A: It’s understandable that you’re shaken and unsure of how to react, considering all you’ve just been through. You’re on the right track, though, in wanting to please God by doing the right thing. How should a Christian react?—Like Christ reacted in similar circumstances. Jesus couldn’t always control what people did to Him, but He could control His reaction and how it affected His spirit—and so can we. Jesus chose to overcome evil with good, and so can we (Romans 12:21).

In His famous Sermon on the Mount, Jesus said, “You have heard that it was said, ‘You shall love your neighbor and hate your enemy.’ But I say to you, love your enemies, bless those who curse you, do good to those who hate you, and pray for those who spitefully use you and persecute you, that you may be sons of your Father in Heaven; for He makes His sun rise on the evil and on the good, and sends rain on the just and on the unjust. For if you love those who love you, what reward have you?” (Matthew 5:43-46).

Later in that same sermon Jesus also explained that we will receive only as much forgiveness and mercy as we show others: “If you forgive men their trespasses, your heavenly Father will also forgive you. But if you do not forgive men their trespasses, neither will your Father forgive your trespasses” (Matthew 6:14-15).

When some of the first Christians suffered wrongdoing, the apostle Peter advised them to follow Jesus’ own example. “When you do good and suffer, if you take it patiently, this is commendable before God. For to this you were called, because Christ also suffered for us, leaving us an example, that you should follow His steps: ‘Who committed no sin, nor was deceit found in His mouth’; who, when He was reviled, did not revile in return; when He suffered, He did not threaten, but committed Himself to Him who judges righteously” (1 Peter 2:20-23).

Those who become bitter, yield to vengeful impulses, and try to make someone else “pay” for their hurt often never pull out of their own negative emotions.

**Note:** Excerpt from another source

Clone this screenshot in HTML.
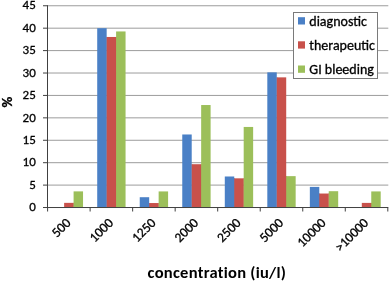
<!DOCTYPE html>
<html><head><meta charset="utf-8"><style>html,body{margin:0;padding:0;background:#fff;width:390px;height:282px;overflow:hidden}</style></head>
<body>
<svg width="390" height="282" viewBox="0 0 390 282" style="display:block">
<rect width="390" height="282" fill="#fff"/>
<line x1="47.6" y1="185.10" x2="388.3" y2="185.10" stroke="#9C9C9C" stroke-width="1"/>
<line x1="47.6" y1="162.69" x2="388.3" y2="162.69" stroke="#9C9C9C" stroke-width="1"/>
<line x1="47.6" y1="140.27" x2="388.3" y2="140.27" stroke="#9C9C9C" stroke-width="1"/>
<line x1="47.6" y1="117.85" x2="388.3" y2="117.85" stroke="#9C9C9C" stroke-width="1"/>
<line x1="47.6" y1="95.43" x2="388.3" y2="95.43" stroke="#9C9C9C" stroke-width="1"/>
<line x1="47.6" y1="73.02" x2="388.3" y2="73.02" stroke="#9C9C9C" stroke-width="1"/>
<line x1="47.6" y1="50.60" x2="388.3" y2="50.60" stroke="#9C9C9C" stroke-width="1"/>
<line x1="47.6" y1="28.18" x2="388.3" y2="28.18" stroke="#9C9C9C" stroke-width="1"/>
<line x1="47.6" y1="5.76" x2="388.3" y2="5.76" stroke="#9C9C9C" stroke-width="1"/>
<rect x="64.14" y="202.86" width="9.45" height="4.66" fill="#C8514B"/>
<rect x="73.29" y="202.86" width="1" height="4.66" fill="#C8514B"/>
<rect x="73.59" y="191.38" width="9.45" height="16.14" fill="#9CBF5A"/>
<rect x="97.21" y="28.18" width="9.45" height="179.34" fill="#4A80C6"/>
<rect x="106.36" y="36.97" width="1" height="170.55" fill="#4A80C6"/>
<rect x="106.66" y="36.97" width="9.45" height="170.55" fill="#C8514B"/>
<rect x="115.81" y="36.97" width="1" height="170.55" fill="#C8514B"/>
<rect x="116.11" y="31.45" width="9.45" height="176.07" fill="#9CBF5A"/>
<rect x="139.74" y="197.21" width="9.45" height="10.31" fill="#4A80C6"/>
<rect x="148.89" y="203.04" width="1" height="4.48" fill="#4A80C6"/>
<rect x="149.19" y="203.04" width="9.45" height="4.48" fill="#C8514B"/>
<rect x="158.34" y="203.04" width="1" height="4.48" fill="#C8514B"/>
<rect x="158.64" y="191.42" width="9.45" height="16.10" fill="#9CBF5A"/>
<rect x="182.26" y="134.48" width="9.45" height="73.04" fill="#4A80C6"/>
<rect x="191.41" y="164.21" width="1" height="43.31" fill="#4A80C6"/>
<rect x="191.71" y="164.21" width="9.45" height="43.31" fill="#C8514B"/>
<rect x="200.86" y="164.21" width="1" height="43.31" fill="#C8514B"/>
<rect x="201.16" y="105.03" width="9.45" height="102.49" fill="#9CBF5A"/>
<rect x="224.79" y="176.49" width="9.45" height="31.03" fill="#4A80C6"/>
<rect x="233.94" y="178.33" width="1" height="29.19" fill="#4A80C6"/>
<rect x="234.24" y="178.33" width="9.45" height="29.19" fill="#C8514B"/>
<rect x="243.39" y="178.33" width="1" height="29.19" fill="#C8514B"/>
<rect x="243.69" y="126.95" width="9.45" height="80.57" fill="#9CBF5A"/>
<rect x="267.31" y="72.34" width="9.45" height="135.18" fill="#4A80C6"/>
<rect x="276.46" y="77.36" width="1" height="130.16" fill="#4A80C6"/>
<rect x="276.76" y="77.36" width="9.45" height="130.16" fill="#C8514B"/>
<rect x="285.91" y="176.14" width="1" height="31.38" fill="#C8514B"/>
<rect x="286.21" y="176.14" width="9.45" height="31.38" fill="#9CBF5A"/>
<rect x="309.84" y="186.90" width="9.45" height="20.62" fill="#4A80C6"/>
<rect x="318.99" y="193.53" width="1" height="13.99" fill="#4A80C6"/>
<rect x="319.29" y="193.53" width="9.45" height="13.99" fill="#C8514B"/>
<rect x="328.44" y="193.53" width="1" height="13.99" fill="#C8514B"/>
<rect x="328.74" y="191.20" width="9.45" height="16.32" fill="#9CBF5A"/>
<rect x="361.81" y="202.90" width="9.45" height="4.62" fill="#C8514B"/>
<rect x="370.96" y="202.90" width="1" height="4.62" fill="#C8514B"/>
<rect x="371.26" y="191.42" width="9.45" height="16.10" fill="#9CBF5A"/>
<line x1="47.5" y1="5.2" x2="47.5" y2="208.02" stroke="#404040" stroke-width="1"/>
<line x1="47.6" y1="207.52" x2="388.3" y2="207.52" stroke="#404040" stroke-width="1"/>
<line x1="43" y1="207.52" x2="47.5" y2="207.52" stroke="#404040" stroke-width="1"/>
<text textLength="6.59" lengthAdjust="spacingAndGlyphs" x="35.8" y="206.92" dy="0.33em" text-anchor="end" font-size="13" font-family="Carlito, &quot;Liberation Sans&quot;, sans-serif" fill="#000" stroke="#000" stroke-width="0.3">0</text>
<line x1="43" y1="185.10" x2="47.5" y2="185.10" stroke="#404040" stroke-width="1"/>
<text textLength="6.59" lengthAdjust="spacingAndGlyphs" x="35.8" y="184.50" dy="0.33em" text-anchor="end" font-size="13" font-family="Carlito, &quot;Liberation Sans&quot;, sans-serif" fill="#000" stroke="#000" stroke-width="0.3">5</text>
<line x1="43" y1="162.69" x2="47.5" y2="162.69" stroke="#404040" stroke-width="1"/>
<text textLength="13.19" lengthAdjust="spacingAndGlyphs" x="35.8" y="162.09" dy="0.33em" text-anchor="end" font-size="13" font-family="Carlito, &quot;Liberation Sans&quot;, sans-serif" fill="#000" stroke="#000" stroke-width="0.3">10</text>
<line x1="43" y1="140.27" x2="47.5" y2="140.27" stroke="#404040" stroke-width="1"/>
<text textLength="13.19" lengthAdjust="spacingAndGlyphs" x="35.8" y="139.67" dy="0.33em" text-anchor="end" font-size="13" font-family="Carlito, &quot;Liberation Sans&quot;, sans-serif" fill="#000" stroke="#000" stroke-width="0.3">15</text>
<line x1="43" y1="117.85" x2="47.5" y2="117.85" stroke="#404040" stroke-width="1"/>
<text textLength="13.19" lengthAdjust="spacingAndGlyphs" x="35.8" y="117.25" dy="0.33em" text-anchor="end" font-size="13" font-family="Carlito, &quot;Liberation Sans&quot;, sans-serif" fill="#000" stroke="#000" stroke-width="0.3">20</text>
<line x1="43" y1="95.43" x2="47.5" y2="95.43" stroke="#404040" stroke-width="1"/>
<text textLength="13.19" lengthAdjust="spacingAndGlyphs" x="35.8" y="94.83" dy="0.33em" text-anchor="end" font-size="13" font-family="Carlito, &quot;Liberation Sans&quot;, sans-serif" fill="#000" stroke="#000" stroke-width="0.3">25</text>
<line x1="43" y1="73.02" x2="47.5" y2="73.02" stroke="#404040" stroke-width="1"/>
<text textLength="13.19" lengthAdjust="spacingAndGlyphs" x="35.8" y="72.42" dy="0.33em" text-anchor="end" font-size="13" font-family="Carlito, &quot;Liberation Sans&quot;, sans-serif" fill="#000" stroke="#000" stroke-width="0.3">30</text>
<line x1="43" y1="50.60" x2="47.5" y2="50.60" stroke="#404040" stroke-width="1"/>
<text textLength="13.19" lengthAdjust="spacingAndGlyphs" x="35.8" y="50.00" dy="0.33em" text-anchor="end" font-size="13" font-family="Carlito, &quot;Liberation Sans&quot;, sans-serif" fill="#000" stroke="#000" stroke-width="0.3">35</text>
<line x1="43" y1="28.18" x2="47.5" y2="28.18" stroke="#404040" stroke-width="1"/>
<text textLength="13.19" lengthAdjust="spacingAndGlyphs" x="35.8" y="27.58" dy="0.33em" text-anchor="end" font-size="13" font-family="Carlito, &quot;Liberation Sans&quot;, sans-serif" fill="#000" stroke="#000" stroke-width="0.3">40</text>
<line x1="43" y1="5.76" x2="47.5" y2="5.76" stroke="#404040" stroke-width="1"/>
<text textLength="13.19" lengthAdjust="spacingAndGlyphs" x="35.8" y="5.16" dy="0.33em" text-anchor="end" font-size="13" font-family="Carlito, &quot;Liberation Sans&quot;, sans-serif" fill="#000" stroke="#000" stroke-width="0.3">45</text>
<line x1="47.60" y1="207.52" x2="47.60" y2="211.5" stroke="#404040" stroke-width="1"/>
<line x1="90.12" y1="207.52" x2="90.12" y2="211.5" stroke="#404040" stroke-width="1"/>
<line x1="132.65" y1="207.52" x2="132.65" y2="211.5" stroke="#404040" stroke-width="1"/>
<line x1="175.17" y1="207.52" x2="175.17" y2="211.5" stroke="#404040" stroke-width="1"/>
<line x1="217.70" y1="207.52" x2="217.70" y2="211.5" stroke="#404040" stroke-width="1"/>
<line x1="260.23" y1="207.52" x2="260.23" y2="211.5" stroke="#404040" stroke-width="1"/>
<line x1="302.75" y1="207.52" x2="302.75" y2="211.5" stroke="#404040" stroke-width="1"/>
<line x1="345.28" y1="207.52" x2="345.28" y2="211.5" stroke="#404040" stroke-width="1"/>
<line x1="387.80" y1="207.52" x2="387.80" y2="211.5" stroke="#404040" stroke-width="1"/>
<text textLength="20.53" lengthAdjust="spacingAndGlyphs" transform="translate(68.16,220.20) rotate(-45)" text-anchor="end" dy="0.35em" font-size="13.5" font-family="Carlito, &quot;Liberation Sans&quot;, sans-serif" fill="#000" stroke="#000" stroke-width="0.3">500</text>
<text textLength="27.38" lengthAdjust="spacingAndGlyphs" transform="translate(110.69,220.20) rotate(-45)" text-anchor="end" dy="0.35em" font-size="13.5" font-family="Carlito, &quot;Liberation Sans&quot;, sans-serif" fill="#000" stroke="#000" stroke-width="0.3">1000</text>
<text textLength="27.38" lengthAdjust="spacingAndGlyphs" transform="translate(153.21,220.20) rotate(-45)" text-anchor="end" dy="0.35em" font-size="13.5" font-family="Carlito, &quot;Liberation Sans&quot;, sans-serif" fill="#000" stroke="#000" stroke-width="0.3">1250</text>
<text textLength="27.38" lengthAdjust="spacingAndGlyphs" transform="translate(195.74,220.20) rotate(-45)" text-anchor="end" dy="0.35em" font-size="13.5" font-family="Carlito, &quot;Liberation Sans&quot;, sans-serif" fill="#000" stroke="#000" stroke-width="0.3">2000</text>
<text textLength="27.38" lengthAdjust="spacingAndGlyphs" transform="translate(238.26,220.20) rotate(-45)" text-anchor="end" dy="0.35em" font-size="13.5" font-family="Carlito, &quot;Liberation Sans&quot;, sans-serif" fill="#000" stroke="#000" stroke-width="0.3">2500</text>
<text textLength="27.38" lengthAdjust="spacingAndGlyphs" transform="translate(280.79,220.20) rotate(-45)" text-anchor="end" dy="0.35em" font-size="13.5" font-family="Carlito, &quot;Liberation Sans&quot;, sans-serif" fill="#000" stroke="#000" stroke-width="0.3">5000</text>
<text textLength="34.22" lengthAdjust="spacingAndGlyphs" transform="translate(323.31,220.20) rotate(-45)" text-anchor="end" dy="0.35em" font-size="13.5" font-family="Carlito, &quot;Liberation Sans&quot;, sans-serif" fill="#000" stroke="#000" stroke-width="0.3">10000</text>
<text textLength="40.94" lengthAdjust="spacingAndGlyphs" transform="translate(365.84,220.20) rotate(-45)" text-anchor="end" dy="0.35em" font-size="13.5" font-family="Carlito, &quot;Liberation Sans&quot;, sans-serif" fill="#000" stroke="#000" stroke-width="0.3">&gt;10000</text>
<text textLength="138.64" lengthAdjust="spacingAndGlyphs" x="216.9" y="277.6" text-anchor="middle" font-size="16.5" letter-spacing="0.27" font-weight="bold" font-family="Carlito, &quot;Liberation Sans&quot;, sans-serif" fill="#000">concentration (iu/l)</text>
<text textLength="10.80" lengthAdjust="spacingAndGlyphs" transform="translate(12.2,102.2) rotate(-90)" text-anchor="middle" font-size="14.8" font-weight="bold" font-family="Carlito, &quot;Liberation Sans&quot;, sans-serif" fill="#000" stroke="#000" stroke-width="0.3">%</text>
<rect x="293.5" y="12.5" width="84" height="66" fill="#fff" stroke="#7A7A7A" stroke-width="1"/>
<rect x="298" y="17.2" width="7" height="7.3" fill="#4A80C6"/>
<text textLength="57.64" lengthAdjust="spacingAndGlyphs" x="309.3" y="25.8" font-size="14" font-family="Carlito, &quot;Liberation Sans&quot;, sans-serif" fill="#000" stroke="#000" stroke-width="0.3">diagnostic</text>
<rect x="298" y="41.3" width="7" height="7.3" fill="#C8514B"/>
<text textLength="65.72" lengthAdjust="spacingAndGlyphs" x="309.3" y="49.8" font-size="14" font-family="Carlito, &quot;Liberation Sans&quot;, sans-serif" fill="#000" stroke="#000" stroke-width="0.3">therapeutic</text>
<rect x="298" y="65.5" width="7" height="7.3" fill="#9CBF5A"/>
<text textLength="64.55" lengthAdjust="spacingAndGlyphs" x="309.3" y="73.8" font-size="14" font-family="Carlito, &quot;Liberation Sans&quot;, sans-serif" fill="#000" stroke="#000" stroke-width="0.3">GI bleeding</text>
</svg>
</body></html>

They take matters into their own hands instead of trusting God to right the wrongs, and usually end up making an even bigger mess of things. Instead of the satisfaction and surcease from pain they hope to gain, they wind up remorseful and in great need of forgiveness themselves. But those who put matters in God’s hands and trust Him to make things right in His time, those who forgive and forget, find “the peace of God, which surpasses all understanding” (Philippians 4:7). Choose to forgive, rather than seek revenge.